In the years leading up to his time in Melun, Cezanne largely abandoned the dark palette and thick, impasto paint that characterized his earlier canvases. Although he painted en plein air, he was rarely interested in the fleeting effects of light and climate. Even as his tonalities grew more luminous, Cezanne shied away from the key tenets of Impressionism, eschewing the spontaneous, rapid brushwork favored by Claude Monet and Camille Pissarro. Instead of ephemerality, Cezanne sought solidity.
He achieved this desire for pictorial stability through the development of what art historian Theodore Reff has referred to as the “constructive stroke,” carefully organized parallel brushstrokes that the artist began to use at this time (quoted in A. Dombrowski, et al, Cezanne in the Barnes Foundation, Philadelphia, 2021, p. 122). This was a significant advancement for Cezanne and one which greatly altered how he represented a motif. Drawing attention to paint’s materiality allowed Cezanne to capture both “the binding logic of nature and its sensory richness,” and Melun vu depuis Le Mée-sur-Seine is replete with such marks (R. Verdi, Cezanne and Poussin: The Classical Vision of Landscape, exh. cat., National Gallery of Scotland, Edinburgh, 1990, p. 49). These are particularly visible in the wide, flat sky, the cluster of buildings at the center of the canvas, and the dense forest in the distance.

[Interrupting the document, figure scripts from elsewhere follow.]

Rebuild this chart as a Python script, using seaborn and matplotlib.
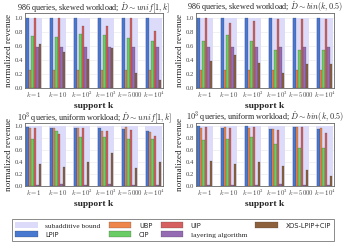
import matplotlib
matplotlib.use("Agg")
import matplotlib.pyplot as plt
import matplotlib.patches as mpatches
import seaborn as sns
import pandas as pd
import numpy as np

support = ["$k=1$", "$k=10$", "$k=10^2$", "$k=10^3$", "$k=5000$", "$k=10^4$"]
series = ["LPIP", "UBP", "CIP", "UIP", "layering algorithm", "XOS-LPIP+CIP"]
bound = [1.0, 1.0, 1.0, 1.0, 1.0, 1.0]

titles = [
    r"986 queries, skewed workload; $\hat{D} \sim unif[1,k]$",
    r"986 queries, skewed workload; $\hat{D} \sim bin(k,0.5)$",
    r"$10^3$ queries, uniform workload; $\hat{D} \sim unif[1,k]$",
    r"$10^3$ queries, uniform workload; $\hat{D} \sim bin(k,0.5)$",
]

# values per panel: rows = series (LPIP, UBP, CIP, UIP, layering, XOS), cols = support
tl_lpip = [1.0, 1.0, 1.0, 1.0, 1.0, 1.0]
tl_ubp = [0.26, 0.26, 0.26, 0.26, 0.26, 0.26]
tl_cip = [0.74, 0.73, 0.77, 0.75, 0.71, 0.67]
tl_uip = [1.0, 1.0, 0.89, 0.89, 1.0, 0.82]
tl_layer = [0.59, 0.58, 0.58, 0.59, 0.58, 0.58]
tl_xos = [0.63, 0.51, 0.41, 0.57, 0.21, 0.11]

tr_lpip = [1.0, 1.0, 1.0, 1.0, 1.0, 1.0]
tr_ubp = [0.25, 0.26, 0.26, 0.26, 0.26, 0.26]
tr_cip = [0.67, 0.76, 0.67, 0.54, 0.54, 0.54]
tr_uip = [1.0, 0.93, 0.96, 0.98, 0.99, 0.99]
tr_layer = [0.59, 0.59, 0.58, 0.59, 0.59, 0.59]
tr_xos = [0.39, 0.47, 0.36, 0.22, 0.34, 0.34]

bl_lpip = [0.98, 0.96, 0.97, 0.97, 0.95, 0.92]
bl_ubp = [0.97, 0.96, 0.97, 0.92, 0.98, 0.90]
bl_cip = [0.79, 0.91, 0.82, 0.82, 0.79, 0.79]
bl_uip = [0.97, 0.86, 0.97, 0.92, 0.94, 0.84]
bl_layer = [0.01, 0.04, 0.01, 0.03, 0.01, 0.01]
bl_xos = [0.37, 0.31, 0.40, 0.55, 0.30, 0.40]

br_lpip = [1.0, 0.97, 1.0, 0.95, 0.98, 0.95]
br_ubp = [0.97, 0.98, 0.97, 0.95, 0.98, 0.96]
br_cip = [0.77, 0.79, 0.82, 0.70, 0.63, 0.63]
br_uip = [0.98, 0.96, 0.99, 0.93, 0.98, 0.88]
br_layer = [0.01, 0.01, 0.01, 0.03, 0.01, 0.01]
br_xos = [0.41, 0.37, 0.40, 0.34, 0.26, 0.16]

panels = [
    [tl_lpip, tl_ubp, tl_cip, tl_uip, tl_layer, tl_xos],
    [tr_lpip, tr_ubp, tr_cip, tr_uip, tr_layer, tr_xos],
    [bl_lpip, bl_ubp, bl_cip, bl_uip, bl_layer, bl_xos],
    [br_lpip, br_ubp, br_cip, br_uip, br_layer, br_xos],
]

sns.set_theme(style="whitegrid")
plt.rcParams["font.family"] = ["Liberation Serif"]
plt.rcParams["mathtext.fontset"] = "cm"

colors = ["#4878D0", "#EE854A", "#6ACC64", "#D65F5F", "#956CB4", "#8C613C"]
lav = "#dcdcfa"

fig = plt.figure(figsize=(3.46, 2.45), dpi=100)
W, H = 346.0, 245.0
rects = [
    (25, 13, 138, 75),
    (196, 13, 138, 75),
    (25, 123, 138, 63),
    (196, 123, 138, 63),
]
ylims = [1.07, 1.07, 1.05, 1.05]

for idx, (rx, ry, rw, rh) in enumerate(rects):
    ax = fig.add_axes([rx / W, 1 - (ry + rh) / H, rw / W, rh / H])
    rows = []
    for s, vals in zip(series, panels[idx]):
        for c, v in zip(support, vals):
            rows.append({"support": c, "series": s, "value": v})
    df = pd.DataFrame(rows)
    sns.barplot(x=support, y=bound, color=lav, width=0.72, saturation=1,
                ax=ax, errorbar=None, linewidth=0)
    sns.barplot(data=df, x="support", y="value", hue="series", order=support,
                hue_order=series, palette=colors, width=0.64, saturation=1,
                gap=0, ax=ax, errorbar=None, edgecolor=(0.2, 0.2, 0.2, 0.5),
                linewidth=0.3, legend=False)
    ax.set_xlim(-0.36, 5.39)
    ax.set_ylim(0, ylims[idx])
    ax.set_yticks([0.0, 0.2, 0.4, 0.6, 0.8, 1.0])
    ax.set_yticklabels(["0.0", "0.2", "0.4", "0.6", "0.8", "1.0"])
    ax.tick_params(axis="both", labelsize=4.8, colors="#444444", pad=1.5,
                   length=0)
    ax.grid(axis="y", color="#e6e6e6", linewidth=0.4)
    ax.grid(axis="x", visible=False)
    ax.set_axisbelow(True)
    for sp in ax.spines.values():
        sp.set_edgecolor("#666666")
        sp.set_linewidth(0.6)
    ax.set_title(titles[idx], fontsize=5.9, pad=2)
    ax.set_xlabel("support k", fontsize=6.8, fontweight="bold", labelpad=1.5)
    ax.set_ylabel("normalized revenue", fontsize=6.6, labelpad=1.2)

handles = [mpatches.Patch(facecolor=lav, edgecolor="none")]
labels = ["subadditive bound"]
for s, c in zip(series, colors):
    handles.append(mpatches.Patch(facecolor=c, edgecolor=(0.2, 0.2, 0.2, 0.5),
                                  linewidth=0.3))
    labels.append(s)

leg = fig.legend(handles, labels, ncol=4, loc="center",
                 bbox_to_anchor=(173 / W, 1 - 230 / H), fontsize=5.4,
                 frameon=True, fancybox=False, handlelength=3.0,
                 handleheight=0.7, columnspacing=1.1, borderpad=0.45,
                 labelspacing=0.35, handletextpad=1.0)
leg.get_frame().set_edgecolor("#555555")
leg.get_frame().set_linewidth(0.6)
for t in leg.get_texts():
    if t.get_text() in ("LPIP", "UBP", "CIP", "UIP", "XOS-LPIP+CIP"):
        t.set_family("DejaVu Sans")
        t.set_fontsize(4.8)

fig.savefig("out.png", dpi=100)
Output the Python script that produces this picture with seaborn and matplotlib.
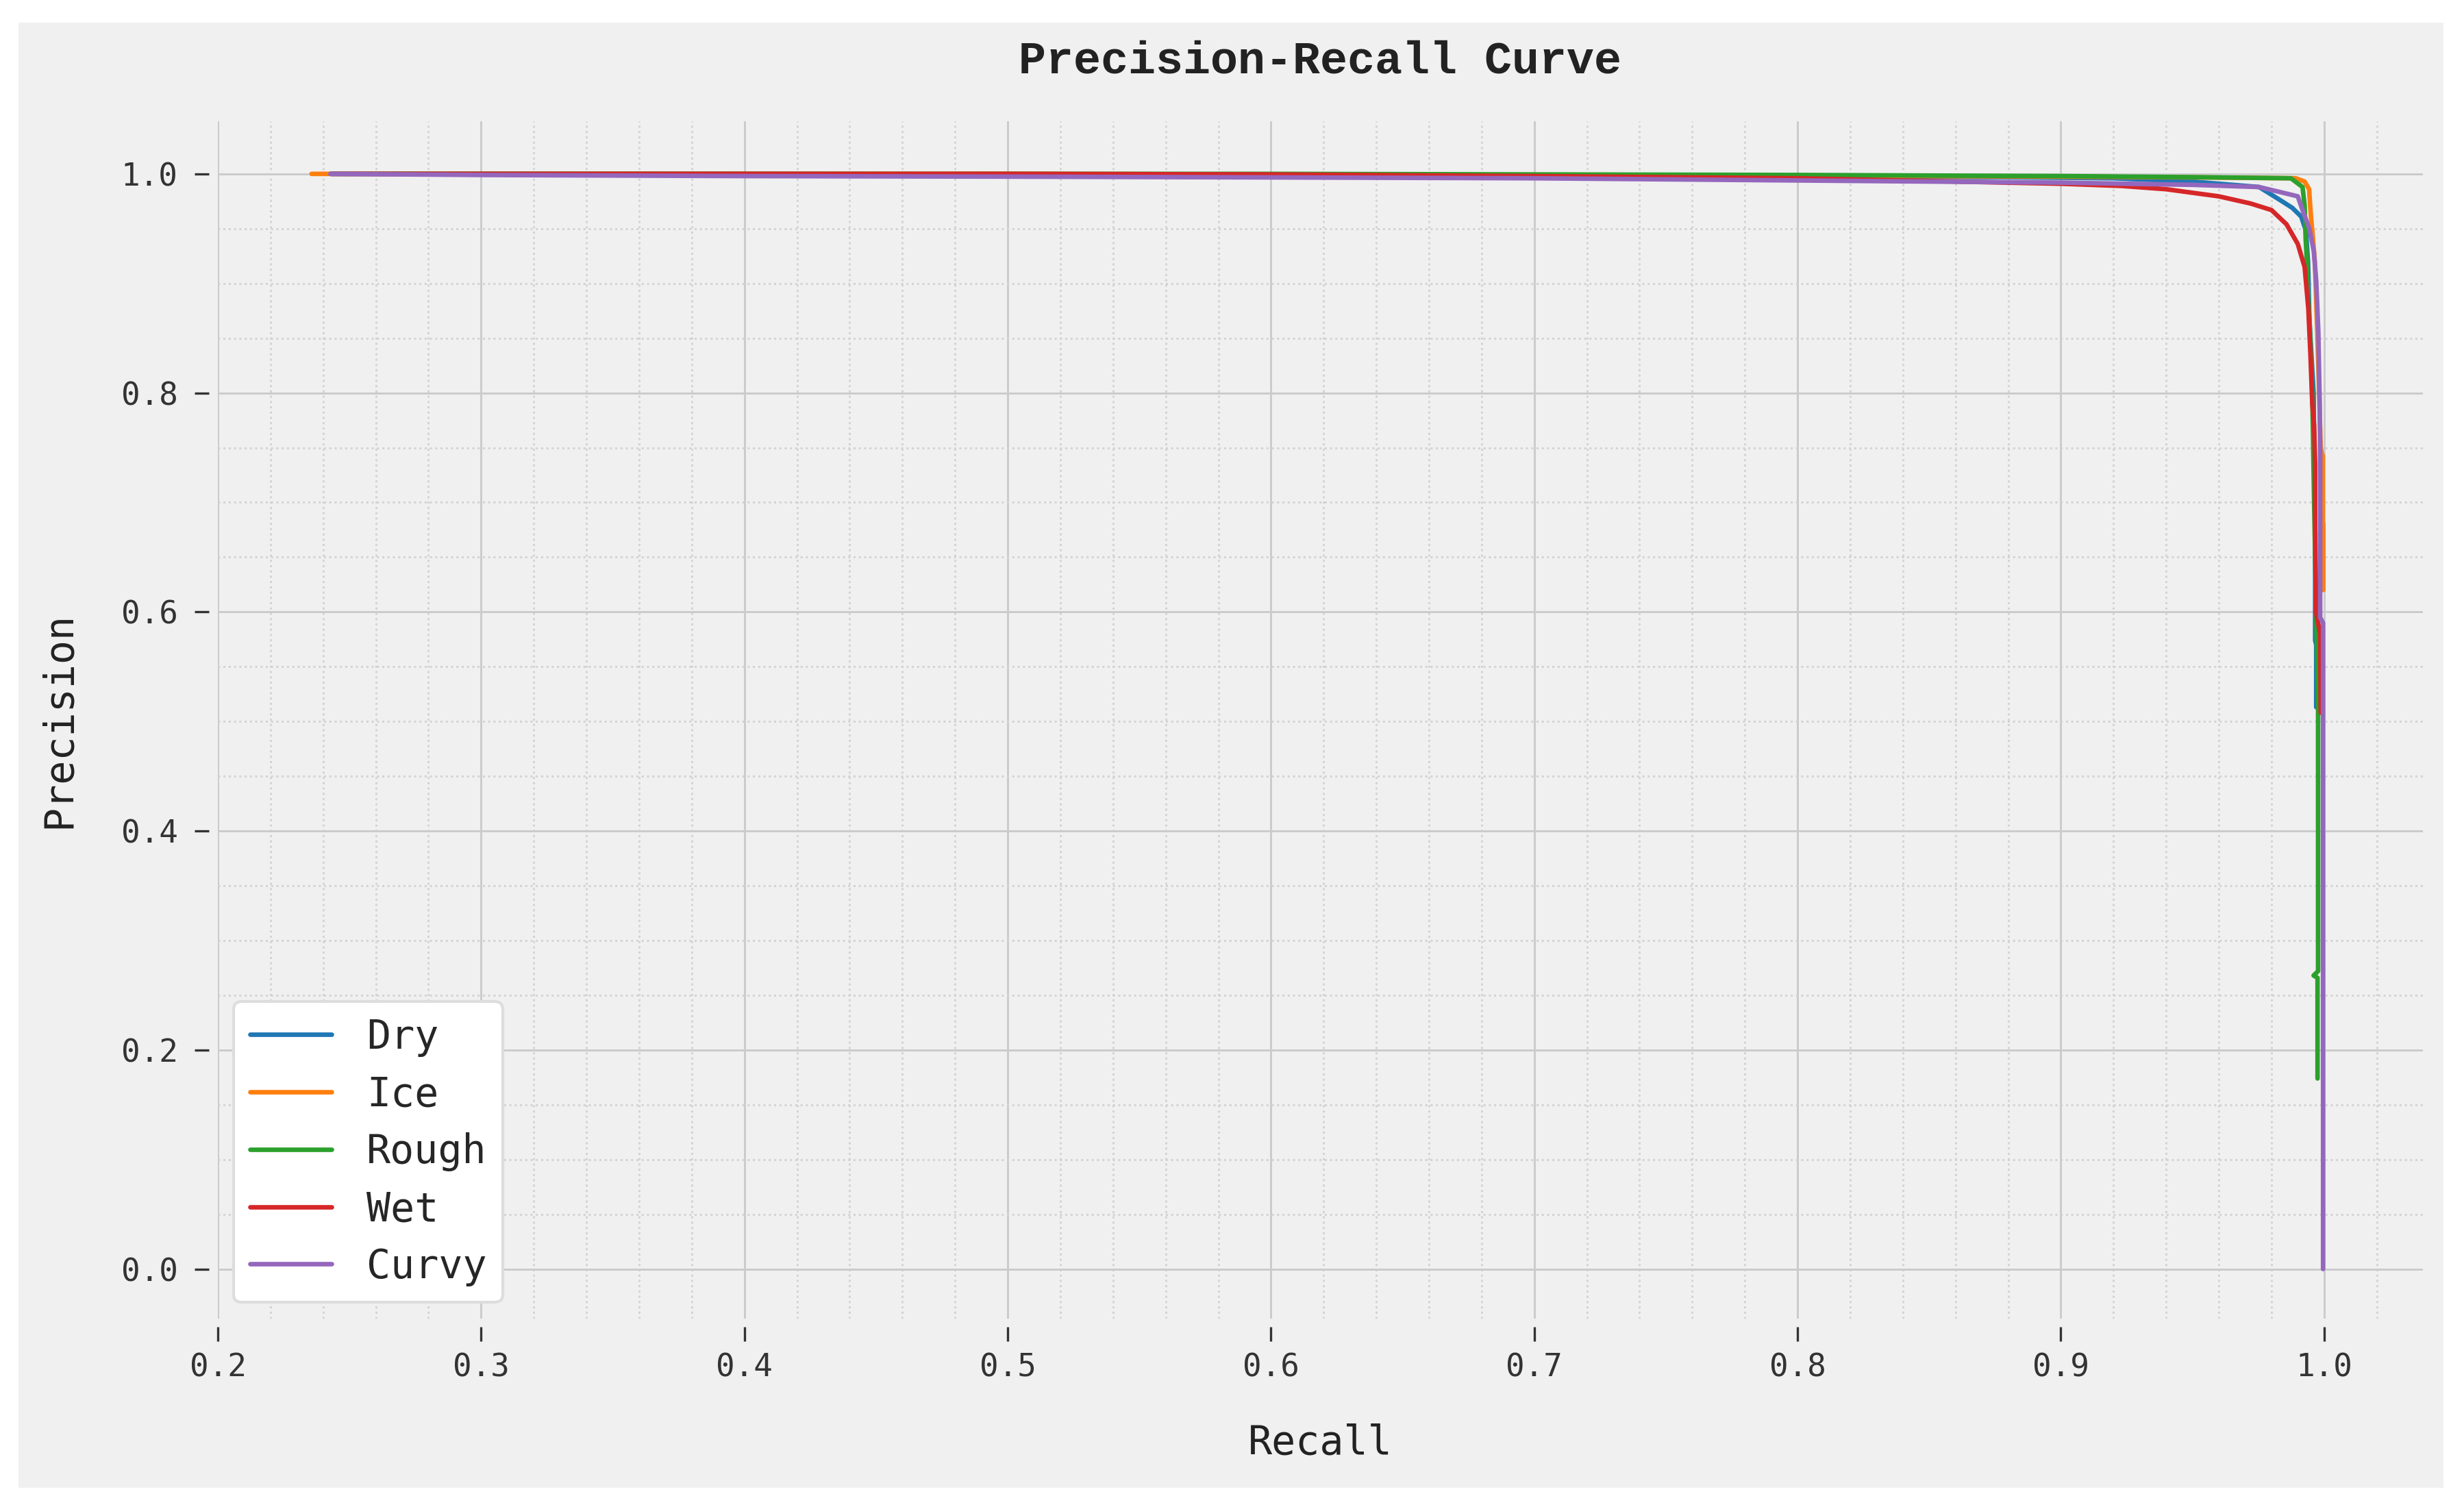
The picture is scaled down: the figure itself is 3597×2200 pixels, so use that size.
# Precision-recall curves for the five road surface classes
import pandas as pd
import matplotlib.pyplot as plt
import seaborn as sns
from matplotlib import font_manager
from matplotlib.patches import Rectangle
from matplotlib.ticker import MultipleLocator

# values
classes = ['Dry', 'Ice', 'Rough', 'Wet', 'Curvy']

dry_recall = [0.243, 0.30, 0.40, 0.50, 0.60, 0.70, 0.80, 0.88, 0.92, 0.95, 0.9753,
              0.9796, 0.9840, 0.9879, 0.9913, 0.9931, 0.9939, 0.9944, 0.9960, 0.9966,
              0.9966, 0.9970, 0.9970]
dry_precision = [1.000, 1.000, 1.000, 0.9995, 0.999, 0.9985, 0.998, 0.997, 0.996, 0.993, 0.988,
                 0.9816, 0.975, 0.969, 0.961, 0.948, 0.919, 0.867, 0.800, 0.672,
                 0.574, 0.570, 0.513]

ice_recall = [0.2356, 0.30, 0.40, 0.50, 0.60, 0.70, 0.85, 0.94, 0.9892, 0.9926, 0.9943,
              0.9950, 0.9956, 0.9965, 0.9974, 0.9978, 0.9987, 0.9992, 0.9995, 0.9995,
              0.9997, 0.9997]
ice_precision = [1.000, 1.000, 1.000, 1.000, 0.9995, 0.999, 0.998, 0.997, 0.996, 0.993, 0.986,
                 0.961, 0.946, 0.919, 0.856, 0.825, 0.751, 0.743, 0.743, 0.680,
                 0.680, 0.620]

rough_recall = [0.243, 0.30, 0.40, 0.50, 0.60, 0.70, 0.80, 0.90, 0.95, 0.9874, 0.9918,
                0.9926, 0.9930, 0.9935, 0.9939, 0.9945, 0.9955, 0.9962, 0.9970, 0.9977,
                0.9977, 0.9960, 0.9975, 0.9975]
rough_precision = [1.000, 1.000, 1.000, 1.000, 1.000, 0.9995, 0.999, 0.998, 0.997, 0.996, 0.988,
                   0.971, 0.940, 0.919, 0.887, 0.864, 0.800, 0.700, 0.600, 0.520,
                   0.272, 0.268, 0.266, 0.174]

wet_recall = [0.243, 0.30, 0.40, 0.50, 0.60, 0.70, 0.80, 0.90, 0.923, 0.94, 0.96,
              0.972, 0.98, 0.9857, 0.990, 0.9926, 0.994, 0.9948, 0.9955, 0.9958,
              0.9962, 0.9966, 0.9966, 0.9969, 0.9985, 0.9987]
wet_precision = [1.000, 1.000, 1.000, 1.000, 0.9995, 0.998, 0.996, 0.991, 0.989, 0.986, 0.9795,
                 0.973, 0.967, 0.954, 0.936, 0.915, 0.877, 0.835, 0.790, 0.782,
                 0.770, 0.734, 0.680, 0.600, 0.580, 0.508]

curvy_recall = [0.2427, 0.30, 0.40, 0.50, 0.61, 0.70, 0.80, 0.90, 0.95, 0.9753, 0.9840,
                0.9900, 0.9918, 0.9944, 0.9961, 0.9970, 0.9978, 0.9983, 0.9985, 0.9985,
                0.9996, 0.9996]
curvy_precision = [1.000, 0.999, 0.998, 0.9975, 0.9967, 0.996, 0.994, 0.992, 0.990, 0.988, 0.983,
                   0.9795, 0.967, 0.950, 0.929, 0.902, 0.856, 0.793, 0.750, 0.595,
                   0.590, 0.000]

recalls = [dry_recall, ice_recall, rough_recall, wet_recall, curvy_recall]
precisions = [dry_precision, ice_precision, rough_precision, wet_precision, curvy_precision]

frames = []
for name, r, p in zip(classes, recalls, precisions):
    frames.append(pd.DataFrame({'Recall': r, 'Precision': p, 'Class': name}))
df = pd.concat(frames, ignore_index=True)

# courier-like bold font for the title, take the first one that exists
title_font = 'DejaVu Sans Mono'
for cand in ['Liberation Mono', 'Courier New', 'Nimbus Mono PS', 'FreeMono', 'Courier']:
    try:
        font_manager.findfont(font_manager.FontProperties(family=cand, weight='bold'),
                              fallback_to_default=False)
        title_font = cand
        break
    except ValueError:
        pass

bg = '#f0f0f0'
sns.set_theme(style='whitegrid', rc={'axes.facecolor': bg,
                                     'grid.color': '#cbcbcb',
                                     'grid.linewidth': 0.7,
                                     'lines.linewidth': 1.6})
plt.rcParams['font.family'] = ['DejaVu Sans Mono', 'DejaVu Sans']

fig = plt.figure(figsize=(3597 / 300, 2200 / 300), dpi=300, facecolor='white')
fig.patches.append(Rectangle((27 / 3597, 1 - 2172 / 2200), 3540 / 3597, 2139 / 2200,
                             transform=fig.transFigure, facecolor=bg, edgecolor='none',
                             zorder=-1))
ax = fig.add_axes([0.0884, 0.1252, 0.8949, 0.7943])

palette = ['#1f77b4', '#ff7f0e', '#2ca02c', '#d62728', '#9467bd']
sns.lineplot(data=df, x='Recall', y='Precision', hue='Class', hue_order=classes,
             palette=palette, sort=False, estimator=None, linewidth=1.6, ax=ax)

ax.set_xlim(0.2, 1.0375)
ax.set_ylim(-0.045, 1.048)
ax.xaxis.set_major_locator(MultipleLocator(0.1))
ax.yaxis.set_major_locator(MultipleLocator(0.2))
ax.xaxis.set_minor_locator(MultipleLocator(0.02))
ax.yaxis.set_minor_locator(MultipleLocator(0.05))
ax.grid(which='major', color='#cbcbcb', linewidth=0.7, linestyle='-')
ax.grid(which='minor', color='#d2d2d2', linewidth=0.7, linestyle=':')

for side in ['top', 'right', 'left', 'bottom']:
    ax.spines[side].set_visible(False)
ax.spines['left'].set_position(('outward', 3))
ax.spines['bottom'].set_position(('outward', 3))
ax.tick_params(which='major', bottom=True, left=True, direction='out', length=5,
               width=0.8, color='#333333', labelsize=11, labelcolor='#333333')
ax.tick_params(axis='y', pad=6)
ax.tick_params(axis='x', pad=4)
ax.tick_params(which='minor', length=0)

ax.set_xlabel('Recall', fontsize=14, color='#222222', labelpad=14)
ax.set_ylabel('Precision', fontsize=14, color='#222222', labelpad=15)
ax.set_title('Precision-Recall Curve', fontsize=16, fontweight='bold',
             fontfamily=title_font, color='#222222', pad=17)

sns.move_legend(ax, 'lower left', title=None, fontsize=14, frameon=True,
                facecolor='white', edgecolor='#dddddd', framealpha=1,
                borderaxespad=0.4, borderpad=0.4, handlelength=2.05,
                handletextpad=0.87, labelspacing=0.46)

fig.savefig('out.png', dpi=300, facecolor='white')
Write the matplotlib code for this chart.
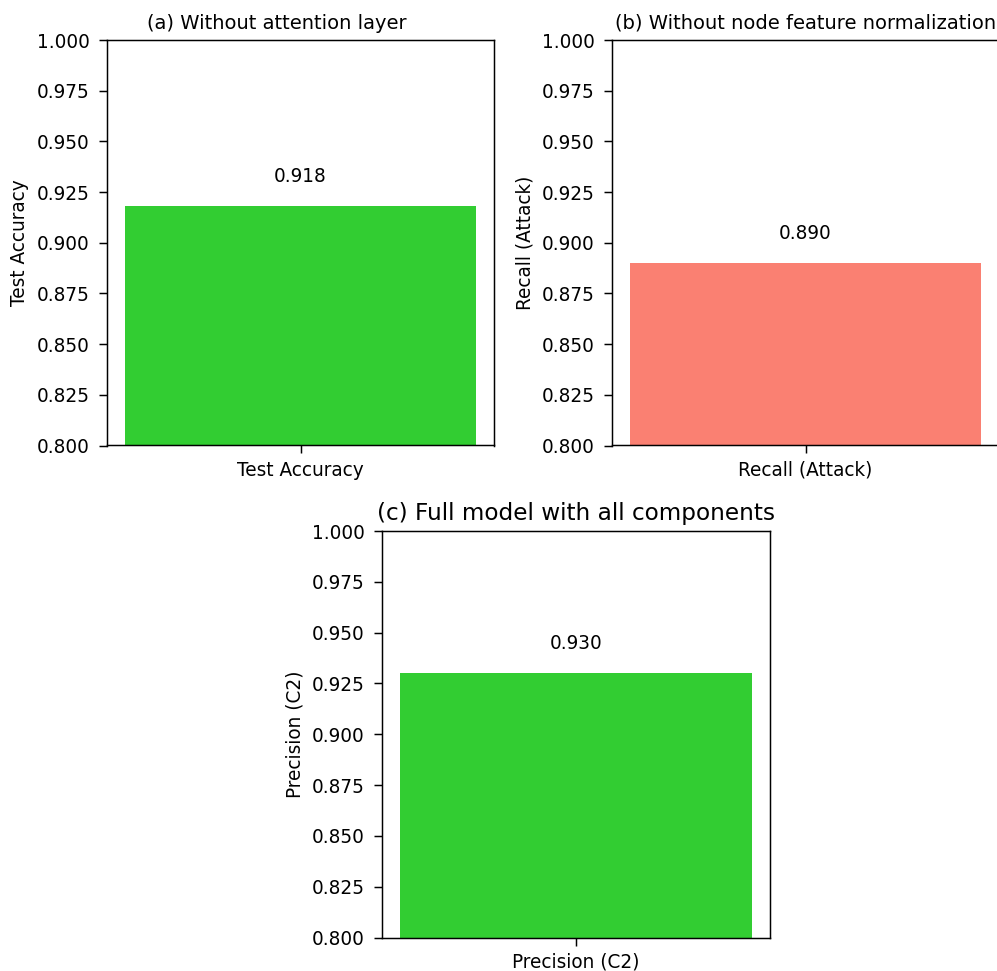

For Cezanne, the constructive stroke was groundbreaking and he was fiercely protective of his novel approach. When Paul Gauguin asked of Pissarro exactly how Cezanne condensed expression and technique, Cezanne was said to have become apprehensive. Years later, he told the critic Gustave Geffroy, “I only had a petite sensation, and Gauguin stole it” (quoted in M. Dornan, ed., Conversations with Cezanne, Berkeley, 1991, p. 6). Cezanne seemingly fused his style of painting with his understanding of perception as if, observed Pavel Machotka, “the parallel touch were a way of seeing nature” and grasping the world (Cezanne: Landscape into Art, London, 1996, p. 49). With few exceptions, this petite sensation would define Cezanne’s mature output.
Held in the same family collection since 1974, Melun vu depuis Le Mée-sur-Seine has an illustrious provenance. The painting was originally purchased by Père Tanguy, the patron and collector who was central to the spread of Impressionism and Post-Impressionism in Paris in the late-nineteenth century. Its second owner was by Andries Bonger, Theo van Gogh’s friend and brother-in-law, whose vast collection is primarily housed today at the Van Gogh Museum, Amsterdam, and the Kunstmuseum Den Haag. In 1949, Melun vu depuis Le Mée-sur-Seine was acquired by the film producer and co-founder of Twentieth Century Pictures, William Goetz and his wife Edith. Their art collection included works by Edgar Degas, Edouard Manet, Henri Matisse, Berthe Morisot, and Pablo Picasso, among others, and was considered one of the most “distinguished” private collections in the United States (T. Howe quoted in M. Schumach, “Producer Speaks of Art Collection” in The New York Times, 24 August 1959, p. 16).